Harry sonrió. Aquel anciano le caía bien. Los años solían hacer eso: dar perspectiva y entender la realidad desde un punto de vista que no era el propio.

—Les criticaron mucho por no presentar hardware. ¿Por qué no hacerlo?

—El ciclo de renovación de los portátiles se había alargado, así que queríamos esperar a los nuevos procesadores de Intel y a poder integrar algunas mejoras que creíamos que iban a despertar un interés importante. Lo hicieron cuando al fin presentamos aquellos MacBook Pro con pantalla OLED, pero la gente acabó cansándose. Abandonamos a usuarios fieles que nos habían dado su confianza con productos aspiracionales como el Mac Pro o las pantallas Thunderbolt Display, pero tardábamos demasiado en dar opciones. Así que como mucho manteníamos el envase cambiando algún componente interno sin más… y siempre que no nos costase demasiado esfuerzo. Aquello nos distraía, y como le decía antes, el menene tenía que estar en el iPhone.
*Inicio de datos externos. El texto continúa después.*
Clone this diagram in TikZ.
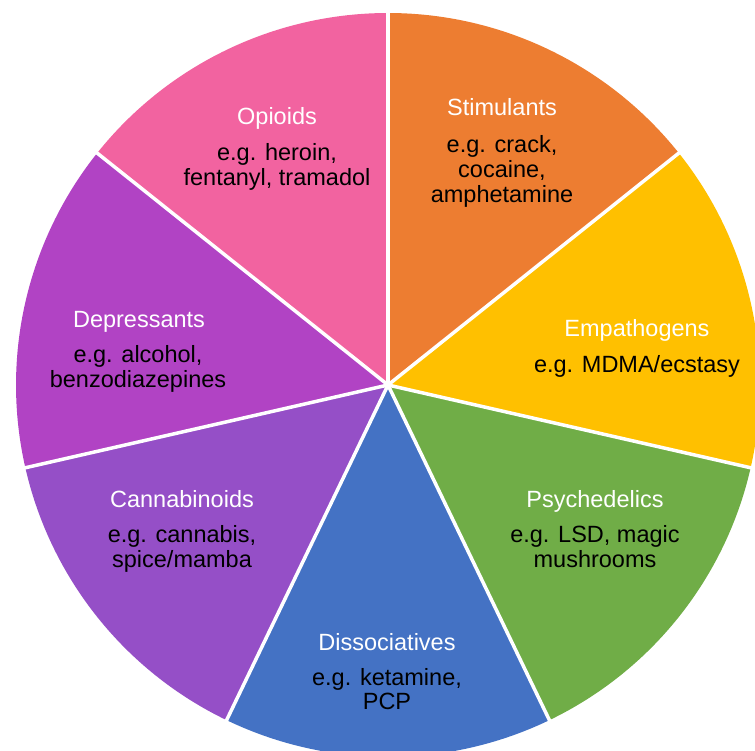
\documentclass[tikz,border=0pt]{standalone}
\usepackage{fontspec}
\setmainfont{Liberation Sans}
\usetikzlibrary{calc}
\definecolor{stimOrange}{HTML}{ED7D31}
\definecolor{empYellow}{HTML}{FFC000}
\definecolor{psyGreen}{HTML}{70AD47}
\definecolor{dissBlue}{HTML}{4472C4}
\definecolor{cannPurple}{HTML}{954FC7}
\definecolor{depPurple}{HTML}{B143C4}
\definecolor{opiPink}{HTML}{F263A0}
\begin{document}
\begin{tikzpicture}[x=1pt,y=-1pt,
  labelfont/.style={font=\fontsize{23.5}{23.5}\selectfont},
  classtitle/.style={labelfont, text=white, inner sep=0pt, anchor=base},
  examples/.style={labelfont, text=black, inner sep=0pt, anchor=north, align=center},
  divider/.style={white, line width=3.5pt}]
\useasboundingbox (0,0) rectangle (755,751);
\clip (0,0) rectangle (755,751);
\coordinate (c) at (388,385);
\def\R{372}
% wedges, clockwise from the top
\foreach \col [count=\k from 0] in {stimOrange,empYellow,psyGreen,dissBlue,cannPurple,depPurple,opiPink}{
  \pgfmathsetmacro\aa{-90+51.428571*\k}
  \pgfmathsetmacro\ab{-90+51.428571*(\k+1)}
  \fill[\col] (c) -- ++(\aa:\R) arc[start angle=\aa, end angle=\ab, radius=\R] -- cycle;
}
% white dividers between wedges
\foreach \k in {0,...,6}{
  \pgfmathsetmacro\aa{-90+51.428571*\k}
  \coordinate (edge\k) at ($(c)+(\aa:\R+5)$);
  \draw[divider] (c) -- (edge\k);
}
% labels
\node[classtitle] (stimT) at (502,116) {Stimulants};
\node[examples] (stimE) at (502,135.5) {e.g. crack,\strut\\cocaine,\strut\\amphetamine\strut};
\node[classtitle] (empT) at (637,337) {Empathogens};
\node[examples] (empE) at (637,355.5) {e.g. MDMA/ecstasy\strut};
\node[classtitle] (psyT) at (595,507) {Psychedelics};
\node[examples] (psyE) at (595,525.5) {e.g. LSD, magic\strut\\mushrooms\strut};
\node[classtitle] (dissT) at (387,650) {Dissociatives};
\node[examples] (dissE) at (387,668.5) {e.g. ketamine,\strut\\PCP\strut};
\node[classtitle] (cannT) at (182,507) {Cannabinoids};
\node[examples] (cannE) at (182,525.5) {e.g. cannabis,\strut\\spice/mamba\strut};
\node[classtitle] (depT) at (139,327) {Depressants};
\node[examples] (depE) at (138,345.5) {e.g. alcohol,\strut\\benzodiazepines\strut};
\node[classtitle] (opiT) at (277,125) {Opioids};
\node[examples] (opiE) at (277,143.5) {e.g. heroin,\strut\\fentanyl, tramadol\strut};
\end{tikzpicture}
\end{document}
—Pero el iPhone no les salvó. Y tampoco lo hizo el reloj, o su coche.

—No, pero esa es otra historia, y lo cierto es que estoy algo cansado, Harry. Si no le importa me gustaría dejarlo por ahora y descansar. Podemos volver a hablar más adelante si quiere —dijo el Sr. Cook visiblemente fatigado. Habían sido demasiados recuerdos. Demasiadas certezas tardías.

—Por supuesto, Sr. Cook. Descanse. Me mantendré en contacto.
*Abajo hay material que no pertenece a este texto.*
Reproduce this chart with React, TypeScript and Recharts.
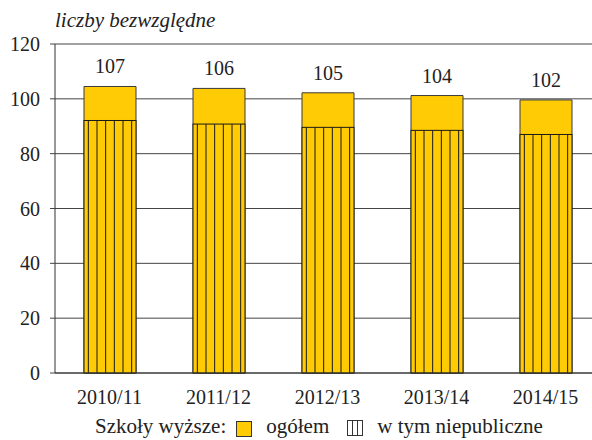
import { BarChart, Bar, XAxis, YAxis, CartesianGrid, LabelList } from 'recharts';

const years = ['2010/11', '2011/12', '2012/13', '2013/14', '2014/15'];
// bar heights as drawn in the source picture
const totalHeights = [104.5, 103.8, 102.2, 101.2, 99.6];
const privateHeights = [92.1, 90.8, 89.6, 88.5, 87.0];
// printed values above the bars
const totalLabels = ['107', '106', '105', '104', '102'];
const yTicks = [0, 20, 40, 60, 80, 100, 120];

const data = years.map((year, i) => ({
  year,
  total: totalHeights[i],
  priv: privateHeights[i],
  label: totalLabels[i],
}));

const YELLOW = '#FFCB05';
const FONT = 'Liberation Serif';

const HatchedBar = (props: any) => {
  const { x, y, width, height } = props;
  if (!height || height <= 0) return null;
  const lines = [];
  for (let i = 0; i < 6; i++) {
    const lx = x + (width * (i + 0.5)) / 6;
    lines.push(<line key={i} x1={lx} x2={lx} y1={y} y2={y + height} stroke="#1a1a1a" strokeWidth={1} />);
  }
  return (
    <g>
      <rect x={x} y={y} width={width} height={height} fill={YELLOW} stroke="#1a1a1a" strokeWidth={1} />
      {lines}
    </g>
  );
};

const ChartLegend = () => (
  <div style={{ position: 'absolute', left: 95, top: 416, display: 'flex', alignItems: 'center', fontFamily: FONT, fontSize: 21, color: '#222', lineHeight: '21px', whiteSpace: 'nowrap' }}>
    <span>Szkoły wyższe:</span>
    <svg width={16} height={16} style={{ marginLeft: 10, marginTop: 4 }}>
      <rect x={0.5} y={0.5} width={15} height={15} fill={YELLOW} stroke="#333" />
    </svg>
    <span style={{ marginLeft: 14 }}>ogółem</span>
    <svg width={16} height={16} style={{ marginLeft: 18, marginTop: 2 }}>
      <rect x={0.5} y={0.5} width={15} height={15} fill="#fff" stroke="#333" />
      <line x1={5.5} x2={5.5} y1={0.5} y2={15.5} stroke="#333" />
      <line x1={10.5} x2={10.5} y1={0.5} y2={15.5} stroke="#333" />
    </svg>
    <span style={{ marginLeft: 14 }}>w tym niepubliczne</span>
  </div>
);

export default function App() {
  return (
    <div style={{ position: 'absolute', left: 0, top: 0, width: 600, height: 440, background: '#fff' }}>
      <div style={{ position: 'absolute', left: 55, top: 10, fontFamily: FONT, fontStyle: 'italic', fontSize: 21, lineHeight: '21px', color: '#222' }}>
        liczby bezwzględne
      </div>
      <BarChart
        width={600}
        height={440}
        data={data}
        margin={{ top: 44, right: 0, bottom: 37, left: 0 }}
        barSize={52}
        barGap={-52}
      >
        <CartesianGrid vertical={false} stroke="#444" strokeWidth={1} />
        <XAxis
          dataKey="year"
          height={30}
          axisLine={{ stroke: '#333' }}
          tickLine={false}
          tickSize={0}
          tickMargin={17}
          tick={{ fontFamily: FONT, fontSize: 20, fill: '#222' }}
        />
        <YAxis
          width={55}
          domain={[0, 120]}
          ticks={yTicks}
          interval={0}
          axisLine={{ stroke: '#333' }}
          tickLine={{ stroke: '#444' }}
          tickSize={5}
          tickMargin={10}
          tick={{ fontFamily: FONT, fontSize: 20, fill: '#222' }}
        />
        <Bar dataKey="total" fill={YELLOW} stroke="#3a3a3a" strokeWidth={1} isAnimationActive={false}>
          <LabelList dataKey="label" position="top" offset={13} style={{ fontFamily: FONT, fontSize: 20, fill: '#222' }} />
        </Bar>
        <Bar dataKey="priv" shape={<HatchedBar />} isAnimationActive={false} />
      </BarChart>
      <ChartLegend />
    </div>
  );
}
Harry abandonó aquella habitación perfecta y al instante apareció una imagen con un androide -qué ironía, pensó el anciano, que tuviera que aguantar a Android por doquier- que quiso interesarse por su estado.

—¿Está Vd. bien, Sr. Cook? —preguntó con su agradable voz

—Sí, gracias. Simplemente querría descansar un rato. Despiérteme de mi holosueño en dos horas —contestó el anciano mientras se tumbaba en aquella perfecta e impoluta cama.

—Por supuesto.

—Una cosa más —inquirió el Sr. Cook.

—Claro, Sr. Cook, dígame.

—Póngame una película en la holopantalla para que me entre el sueñecito.

—¿Qué querría ver Vd?

—Bueno, algo que me recuerde los buenos y viejos tiempos. Supongo que has prestado atención a la entrevista. A ver qué se te ocurre.
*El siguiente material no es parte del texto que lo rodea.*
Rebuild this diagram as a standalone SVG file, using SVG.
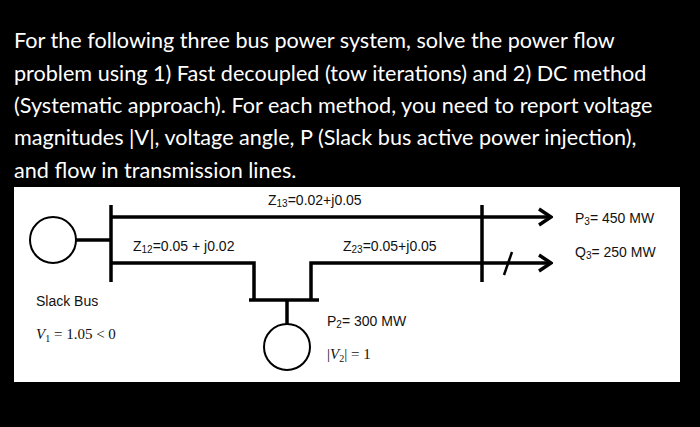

—No hay problema, Sr. Cook. Que descanse.

Las luces se apagaron y el anciano se puso su holodispositivo. Una elección perfecta, pensó mientras veía aquellos primeros instantes de esa producción de finales de los 90. Sonrió. Siempre lo hacía con aquella fantástica historia que se ajustó mejor que nunca a aquellos primeros años de Apple.

‘Los piratas de Silicon Valley’ era un peliculón, pensó. Buenos y viejos tiempos. Suspiró y se dijo que quizás podría dejar lo de dormir para más tarde.